Published May 07, 2008 12:00 am - AUBURN, Ala. -- I feel the same, minus the halter top, wooden sandals and bell-bottoms. I wear sensible clo...
Peggy Sue on prom night
The Norman Transcript
AUBURN, Ala. -- I feel the same, minus the halter top, wooden sandals and bell-bottoms. I wear sensible clothes now, as if some stern schoolmarm has taken charge of my closet.
When I was an Auburn coed, my younger sister took junior-high home economics and made me halters from one pattern and many jazzy bolts of cloth. Those stylish, brief tops, along with hem-dragging jeans, were my spring wardrobe. You can dress on the cheap when you're young.
Somewhere along the way I got cautious with clothing. I spend more and wear more fabric with far less effect.
But today, today only, I am the same free spirit, strutting across the Haley Center concourse with purpose, on my way to a journalism class. It might be 1974, so long as I don't pass any mirrors.
For one ridiculous moment, I dive headfirst into the past.
The rest of the town, with its relentless growth, may resemble Hong Kong, but the heart of campus is now pedestrian-only. That helps the illusion that once again it's near the end of spring quarter junior year, when I reached the zenith of my college game. I am Peggy Sue and this is prom night.

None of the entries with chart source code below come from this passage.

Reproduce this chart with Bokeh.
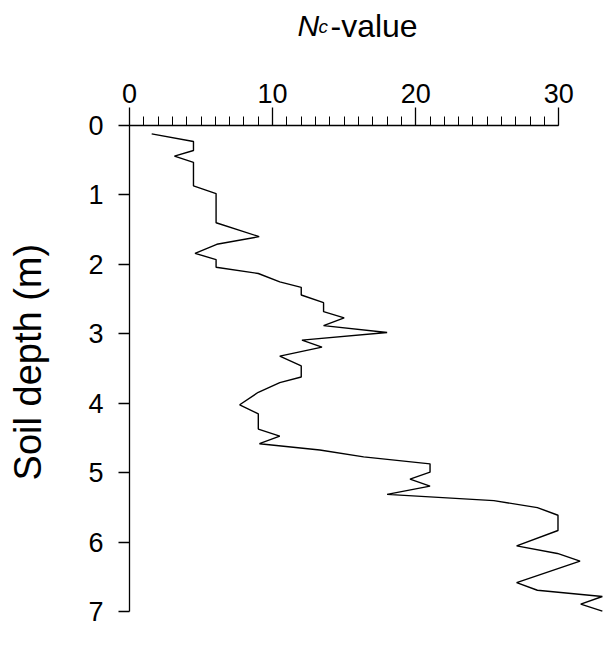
import math
from bokeh.plotting import figure
from bokeh.layouts import column, row
from bokeh.models import Range1d, LinearAxis, FixedTicker, ColumnDataSource
from bokeh.core.properties import value
from bokeh.embed import file_html
from bokeh.resources import INLINE

# N_c-value profile
nc_value = [1.55, 4.47, 4.47, 3.14, 4.47, 4.47, 6.05, 6.05, 9.06, 6.1, 4.58, 6.05, 6.05,
            9.0, 10.5, 12.0, 12.0, 13.56, 13.56, 15.0, 13.56, 18.0, 12.05, 13.45, 10.5,
            12.0, 12.0, 10.5, 9.0, 7.7, 9.0, 9.0, 10.5, 9.08, 13.3, 16.36, 21.0, 21.0,
            19.6, 21.0, 18.0, 25.46, 28.5, 29.94, 29.94, 27.05, 29.9, 31.48, 27.05,
            28.5, 33.04, 31.53, 33.04]
depth_m = [0.12, 0.23, 0.36, 0.44, 0.53, 0.87, 0.98, 1.40, 1.60, 1.71, 1.84, 1.93, 2.04,
           2.13, 2.25, 2.33, 2.44, 2.55, 2.68, 2.77, 2.88, 2.98, 3.09, 3.19, 3.32,
           3.46, 3.62, 3.70, 3.84, 4.02, 4.15, 4.37, 4.47, 4.58, 4.67, 4.77, 4.87, 4.99,
           5.09, 5.19, 5.31, 5.40, 5.50, 5.61, 5.83, 6.05, 6.16, 6.27, 6.58,
           6.69, 6.78, 6.89, 6.99]

x_ticks = [0, 10, 20, 30]
x_minor = list(range(0, 31))
y_ticks = [0, 1, 2, 3, 4, 5, 6, 7]

FONT = "Liberation Sans"
TITLE_H = 55
YLAB_W = 60
TOTAL_W = 603
TOTAL_H = 653


def blank(width, height):
    f = figure(width=width, height=height, output_backend="svg", toolbar_location=None,
               title=None, x_range=Range1d(0, width), y_range=Range1d(height, 0),
               x_axis_location=None, y_axis_location=None,
               min_border_left=0, min_border_right=0, min_border_top=0, min_border_bottom=0)
    f.outline_line_color = None
    f.xgrid.visible = False
    f.ygrid.visible = False
    f.background_fill_color = "white"
    f.border_fill_color = "white"
    return f


# ---- title strip: N_c-value ----
title_fig = blank(TOTAL_W, TITLE_H)
title_fig.text(x=[297], y=[25], text=["N"], text_font=value(FONT), text_font_style="italic",
               text_font_size="30px", text_align="left", text_baseline="alphabetic",
               text_color="black")
title_fig.text(x=[318], y=[26], text=["c"], text_font=value(FONT), text_font_style="italic",
               text_font_size="19px", text_align="left", text_baseline="alphabetic",
               text_color="black")
title_fig.text(x=[330], y=[25], text=["-value"], text_font=value(FONT),
               text_font_size="32px", text_align="left", text_baseline="alphabetic",
               text_color="black")

# ---- y label strip ----
main_h = TOTAL_H - TITLE_H
ylab_fig = blank(YLAB_W, main_h)
ylab_fig.text(x=[27], y=[323 - TITLE_H], text=["Soil depth (m)"], text_font=value(FONT),
              text_font_size="38px", angle=math.pi / 2, text_align="center",
              text_baseline="middle", text_color="black")

# ---- main plot ----
p = figure(width=TOTAL_W - YLAB_W, height=main_h, output_backend="svg",
           toolbar_location=None, title=None,
           x_range=Range1d(0, 33.12), y_range=Range1d(7.6, 0),
           x_axis_location=None, y_axis_location=None,
           min_border_left=129 - YLAB_W, min_border_right=0,
           min_border_top=125 - TITLE_H, min_border_bottom=0)
p.outline_line_color = None
p.xgrid.visible = False
p.ygrid.visible = False
p.background_fill_color = "white"
p.border_fill_color = "white"

xa = LinearAxis(ticker=FixedTicker(ticks=x_ticks, minor_ticks=x_minor), bounds=(0, 30))
xa.major_tick_out = 18
xa.major_tick_in = 0
xa.minor_tick_out = 9
xa.minor_tick_in = 0
xa.major_label_standoff = 5
xa.major_label_text_font = FONT
xa.major_label_text_font_size = "27px"
xa.major_label_text_color = "black"
xa.axis_line_color = "black"
xa.major_tick_line_color = "black"
xa.minor_tick_line_color = "black"
xa.axis_line_width = 1.3
xa.major_tick_line_width = 1.3
xa.minor_tick_line_width = 1
p.add_layout(xa, "above")

ya = LinearAxis(ticker=FixedTicker(ticks=y_ticks, minor_ticks=[]), bounds=(0, 7))
ya.major_tick_out = 11
ya.major_tick_in = 0
ya.minor_tick_out = 0
ya.minor_tick_in = 0
ya.major_label_standoff = 15
ya.major_label_text_font = FONT
ya.major_label_text_font_size = "27px"
ya.major_label_text_color = "black"
ya.axis_line_color = "black"
ya.major_tick_line_color = "black"
ya.axis_line_width = 1.3
ya.major_tick_line_width = 1.3
p.add_layout(ya, "left")

src = ColumnDataSource(dict(x=nc_value, y=depth_m))
p.line("x", "y", source=src, line_color="black", line_width=1.4)

layout = column(title_fig, row(ylab_fig, p, spacing=0), spacing=0)
open("out.html", "w").write(file_html(layout, INLINE))
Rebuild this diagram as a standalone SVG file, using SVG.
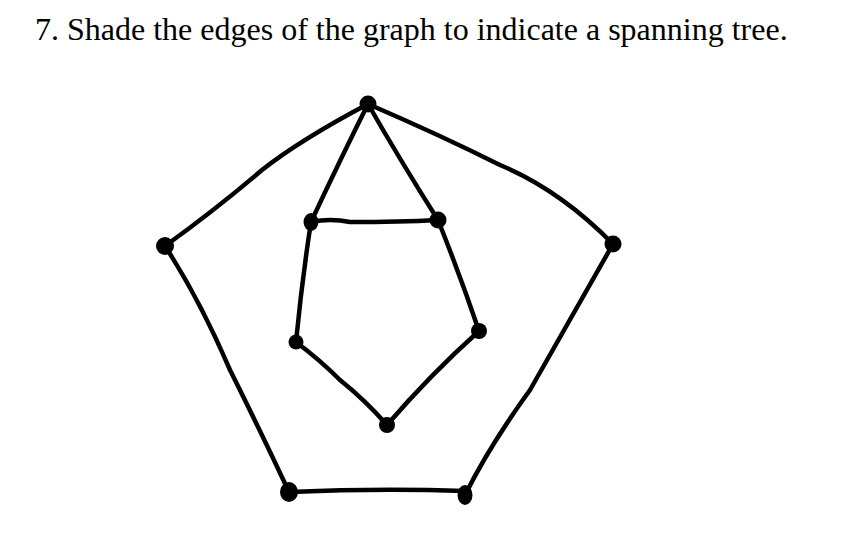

If it's possible to die from binge-drinking memories, I'll soon be beached and bloated near the sea of spring green.
I see people I've not seen in 33 years. Their eyes tell me more than I want to know. Old friends, who float in and out of my life every so often, are kinder in their reactions.
What strikes me is the really important things here remain the same.
Bob Sanders is on early-morning radio, playing the weird, flip side of records. His voice is a verity. He is the Rip Torn of AM radio.
Retired men still huddle in their coffee klatches, solving the world's problems day after day. I sit with them a while.
Jack Simms remembers the number of spelling errors in a paper he graded in 1975. Wayne McLaughlin is beyond gracious to a rare female visitor. And Gillis Morgan asks for your opinion and really listens.
The world over, there are conservative, pontificating men lingering over their coffees, discussing politics and other nonsense. But, in Auburn, they somehow seem wiser. Most of them, anyhow.
Calm Bill White continues in the newspaper game, only now he's "William" and editor. Grace and Allen Jones remain the couple to envy, forever youthful and laughing at one another's jokes. John Bedford and Gail Langley still can throw a party worthy of the wee hours. Cathy and Mike Wayman are the best-looking alums on campus, despite the passage of years. Thomas Gossom, once the football hero, now has an impressive resume thicker than his neck.
Charlie Rose, my professor from back-when, is surrounded by a bevy of English majors and has a new book coming out next year. Ed Milton, head of student government in 1974, still looks wily and debonair. Cantankerous Bob Mount still growls as he passionately and eloquently defends the environment when nobody else seems to care.